Chronique

Magma

Köhntarkösz

Christian Vander (dms, voc, p, perc), Jannick Top (elb, vlc, voc, p), Klaus Blasquiz (voc, perc), Gérard Bikialo (p, org), Michel Graillier (p, kb), Stella Vander (voc), Brian Godding (elg).

Label / Distribution : Seventh Records

Paru en 1974, Köhntarkösz est sans doute l’album studio majeur de Magma, à l’époque où la relation quasi télépathique entre Christian Vander et Jannick Top tutoyait les sommets. Ce que nous avions expliqué ici-même en racontant l’histoire de cet enregistrement d’une façon personnelle. Détaché des influences majeures que constituaient Carl Orff et Igor Stravinsky au temps de Mëkanïk Destruktïw Kommandöh [1], le groupe propulsait sa musique vers de hautes sphères et définissait alors un langage unique autant qu’extatique (nous ne parlons pas ici du kobaïen) dont la tension était telle que la dislocation du binôme, peu de temps après, constitua une demi-surprise. La tentative de dépassement que fut, en 1976, l’expérience sans lendemain Vandertop, aboutit au même résultat.

Ce disque a fait l’objet de différentes rééditions : en CD d’abord, à la fin des années 90 puis, quelques années plus tard, au sein d’un coffret regroupant tous les enregistrements studio de Magma. L’année dernière, une version remasterisée en vinyle avait vu le jour, pour la joie des adeptes de ce format revenu au goût du jour. On n’oubliera pas non plus plusieurs versions en public, au premier rang desquelles celle de l’album Magma Live en 1975, qui avait permis de découvrir un jeune violoniste de dix-neuf ans du nom de Didier Lockwood.

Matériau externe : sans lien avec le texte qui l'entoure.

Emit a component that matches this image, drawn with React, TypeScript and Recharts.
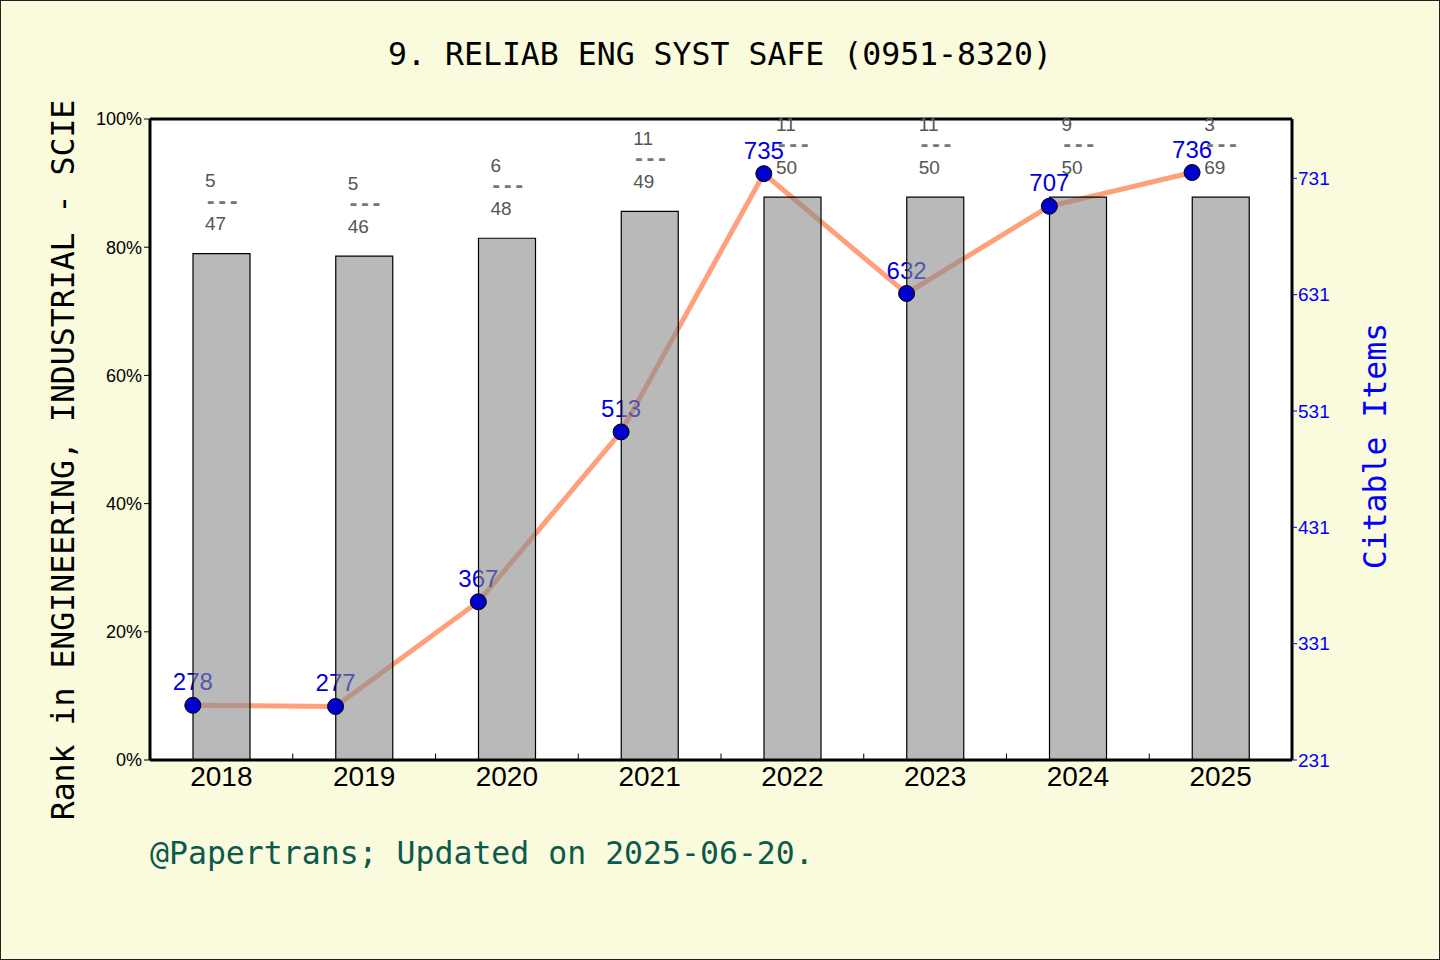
import React from 'react';
import {
  ComposedChart,
  Bar,
  Line,
  XAxis,
  YAxis,
  CartesianGrid,
  LabelList,
  ReferenceLine,
} from 'recharts';

const years = ['2018', '2019', '2020', '2021', '2022', '2023', '2024', '2025'];
const rankPct = [79.0, 78.6, 81.4, 85.6, 87.8, 87.8, 87.8, 87.8];
const ranks = [5, 5, 6, 11, 11, 11, 9, 3];
const totals = [47, 46, 48, 49, 50, 50, 50, 69];
const citable = [278, 277, 367, 513, 735, 632, 707, 736];
const leftTicks = [0, 20, 40, 60, 80, 100];
const rightTicks = [231, 331, 431, 531, 631, 731];

const data = years.map((year, i) => ({
  year,
  pos: i + 0.3,
  pct: rankPct[i],
  items: citable[i],
}));

const MONO = '"DejaVu Sans Mono", monospace';
const SANS = '"Liberation Sans", Arial, sans-serif';

const RankLabel = (props: any) => {
  const { x, y, index } = props;
  const tx = x + 12;
  return (
    <g>
      <text x={tx} y={y - 73} fill="#555" fontSize={19} fontFamily={SANS} dominantBaseline="central">
        {ranks[index]}
      </text>
      <text
        x={tx}
        y={y - 53}
        fill="#777"
        fontSize={19}
        fontWeight="bold"
        fontFamily={MONO}
        dominantBaseline="central"
      >
        ---
      </text>
      <text x={tx} y={y - 30} fill="#555" fontSize={19} fontFamily={SANS} dominantBaseline="central">
        {totals[index]}
      </text>
    </g>
  );
};

export default function App() {
  return (
    <div
      style={{
        position: 'absolute',
        left: 0,
        top: 0,
        width: 1440,
        height: 960,
        background: '#fafadc',
        outline: '1px solid #222',
        outlineOffset: -1,
      }}
    >
      <div
        style={{
          position: 'absolute',
          left: 0,
          width: 1440,
          top: 36,
          textAlign: 'center',
          fontFamily: MONO,
          fontSize: 31.5,
          color: '#000',
        }}
      >
        9. RELIAB ENG SYST SAFE (0951-8320)
      </div>
      <ComposedChart
        width={1440}
        height={960}
        data={data}
        margin={{ top: 119, right: 88, bottom: 160, left: 90 }}
      >
        <CartesianGrid fill="#ffffff" stroke="none" horizontal={false} vertical={false} />
        <XAxis
          xAxisId="cat"
          dataKey="year"
          type="category"
          interval={0}
          height={40}
          tickLine={false}
          tickSize={4}
          tickMargin={2}
          axisLine={{ stroke: '#000', strokeWidth: 3 }}
          tick={{ fill: '#000', fontSize: 28, fontFamily: SANS }}
        />
        <XAxis xAxisId="pos" dataKey="pos" type="number" domain={[0, 8]} hide />
        <YAxis
          yAxisId="left"
          orientation="left"
          domain={[0, 100]}
          ticks={leftTicks}
          width={60}
          tickSize={6}
          tickMargin={2}
          tickFormatter={(v) => `${v}%`}
          axisLine={{ stroke: '#000', strokeWidth: 3 }}
          tickLine={{ stroke: '#000' }}
          tick={{ fill: '#000', fontSize: 18, fontFamily: SANS }}
          label={{
            content: () => (
              <text
                x={63}
                y={460}
                transform="rotate(-90 63 460)"
                textAnchor="middle"
                dominantBaseline="central"
                fontFamily={MONO}
                fontSize={31.5}
                fill="#000"
              >
                Rank in ENGINEERING, INDUSTRIAL - SCIE
              </text>
            ),
          }}
        />
        <YAxis
          yAxisId="right"
          orientation="right"
          domain={[231, 782]}
          ticks={rightTicks}
          allowDataOverflow
          width={60}
          tickSize={5}
          tickMargin={1}
          axisLine={{ stroke: '#000', strokeWidth: 3 }}
          tickLine={{ stroke: '#0000ff' }}
          tick={{ fill: '#0000ff', fontSize: 19, fontFamily: SANS, textAnchor: 'start' }}
          label={{
            content: () => (
              <text
                x={1375}
                y={446}
                transform="rotate(-90 1375 446)"
                textAnchor="middle"
                dominantBaseline="central"
                fontFamily={MONO}
                fontSize={31.5}
                fill="#0000ff"
              >
                Citable Items
              </text>
            ),
          }}
        />
        <ReferenceLine yAxisId="left" xAxisId="cat" y={100} stroke="#000" strokeWidth={3} />
        {years.slice(1).map((_, i) => (
          <ReferenceLine
            key={i}
            xAxisId="pos"
            yAxisId="left"
            segment={[
              { x: i + 1, y: 0 },
              { x: i + 1, y: 1 },
            ]}
            stroke="#000"
            strokeWidth={1}
          />
        ))}
        <Line
          xAxisId="pos"
          yAxisId="right"
          dataKey="items"
          stroke="#ffa07a"
          strokeWidth={5}
          dot={{ r: 8, fill: '#0000cc', stroke: '#000', strokeWidth: 1 }}
          activeDot={false}
          isAnimationActive={false}
          zIndex={250}
        >
          <LabelList
            dataKey="items"
            position="top"
            offset={15}
            fill="#0000dd"
            fontSize={24}
            fontFamily={SANS}
            zIndex={260}
          />
        </Line>
        <Bar
          xAxisId="cat"
          yAxisId="left"
          dataKey="pct"
          barSize={57}
          fill="#8a8a8c"
          fillOpacity={0.6}
          stroke="#000"
          strokeWidth={1.2}
          isAnimationActive={false}
          zIndex={300}
        >
          <LabelList dataKey="pct" content={<RankLabel />} />
        </Bar>
      </ComposedChart>
      <div
        style={{
          position: 'absolute',
          left: 150,
          top: 835,
          fontFamily: MONO,
          fontSize: 31.5,
          color: '#0c5a4c',
          whiteSpace: 'pre',
        }}
      >
        @Papertrans; Updated on 2025-06-20.
      </div>
    </div>
  );
}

Alors pourquoi évoquer cette nouvelle réédition ? Non pour l’original lui-même, bien connu des adeptes et toujours aussi fascinant, mais pour la présence d’un bonus Live in Beijing qui, disons-le, suscite l’émotion en ce qu’il s’apparente à une forme de testament. En ce printemps 2015, dans une formation très différente de celle des années 70 [2], Magma effectue une courte tournée en Chine [3]. Le 30 mai, les Kobaïens sont sur la scène du Yugong Yishan Live Music Club de Pékin. Au répertoire de cette soirée, les 32 minutes de « Köhntarkösz », illuminées par un solo foudroyant et totalement habité du guitariste James Mac Gaw, qui aurait dit au groupe : « C’est le meilleur chorus que j’aie fait sur ce morceau ». Il est vrai que l’homme était coutumier de ces faits d’armes, lui qui avait formé avec une poignée de magmaïens le groupe One Shot afin de déployer les fastes d’un jazz rock prospectif héritier du Lifetime de Tony Williams aussi bien que de King Crimson. Ce moment si intense est donc un autre sommet, dont le guitariste ne reviendra pas. James Mac Gaw devra s’éloigner de Magma peu de temps après, pour lutter contre une maladie qui l’emportera six ans plus tard.

Publié en hommage au guitariste disparu, ce Köhntarkösz revêt par conséquent un caractère doublement essentiel.

par Denis Desassis // Publié le 9 juillet 2023

[1Qui fêtera cette année son demi-siècle avec la parution d’un coffret spécial.

[2Stella Vander (voc, perc), Isabelle Feuillebois (voc), Hervé Aknin (voc), Benoît Alziary (vb), James Mac Gaw (elg), Jérémie Ternoy (Fender Rhodes), Philippe Bussonnet (elb), Christian Vander (dms).

[3La première pour le groupe, qui fera l’objet d’un film documentaire signé Coralie Van Rietschoten, Nihao Hamtaï.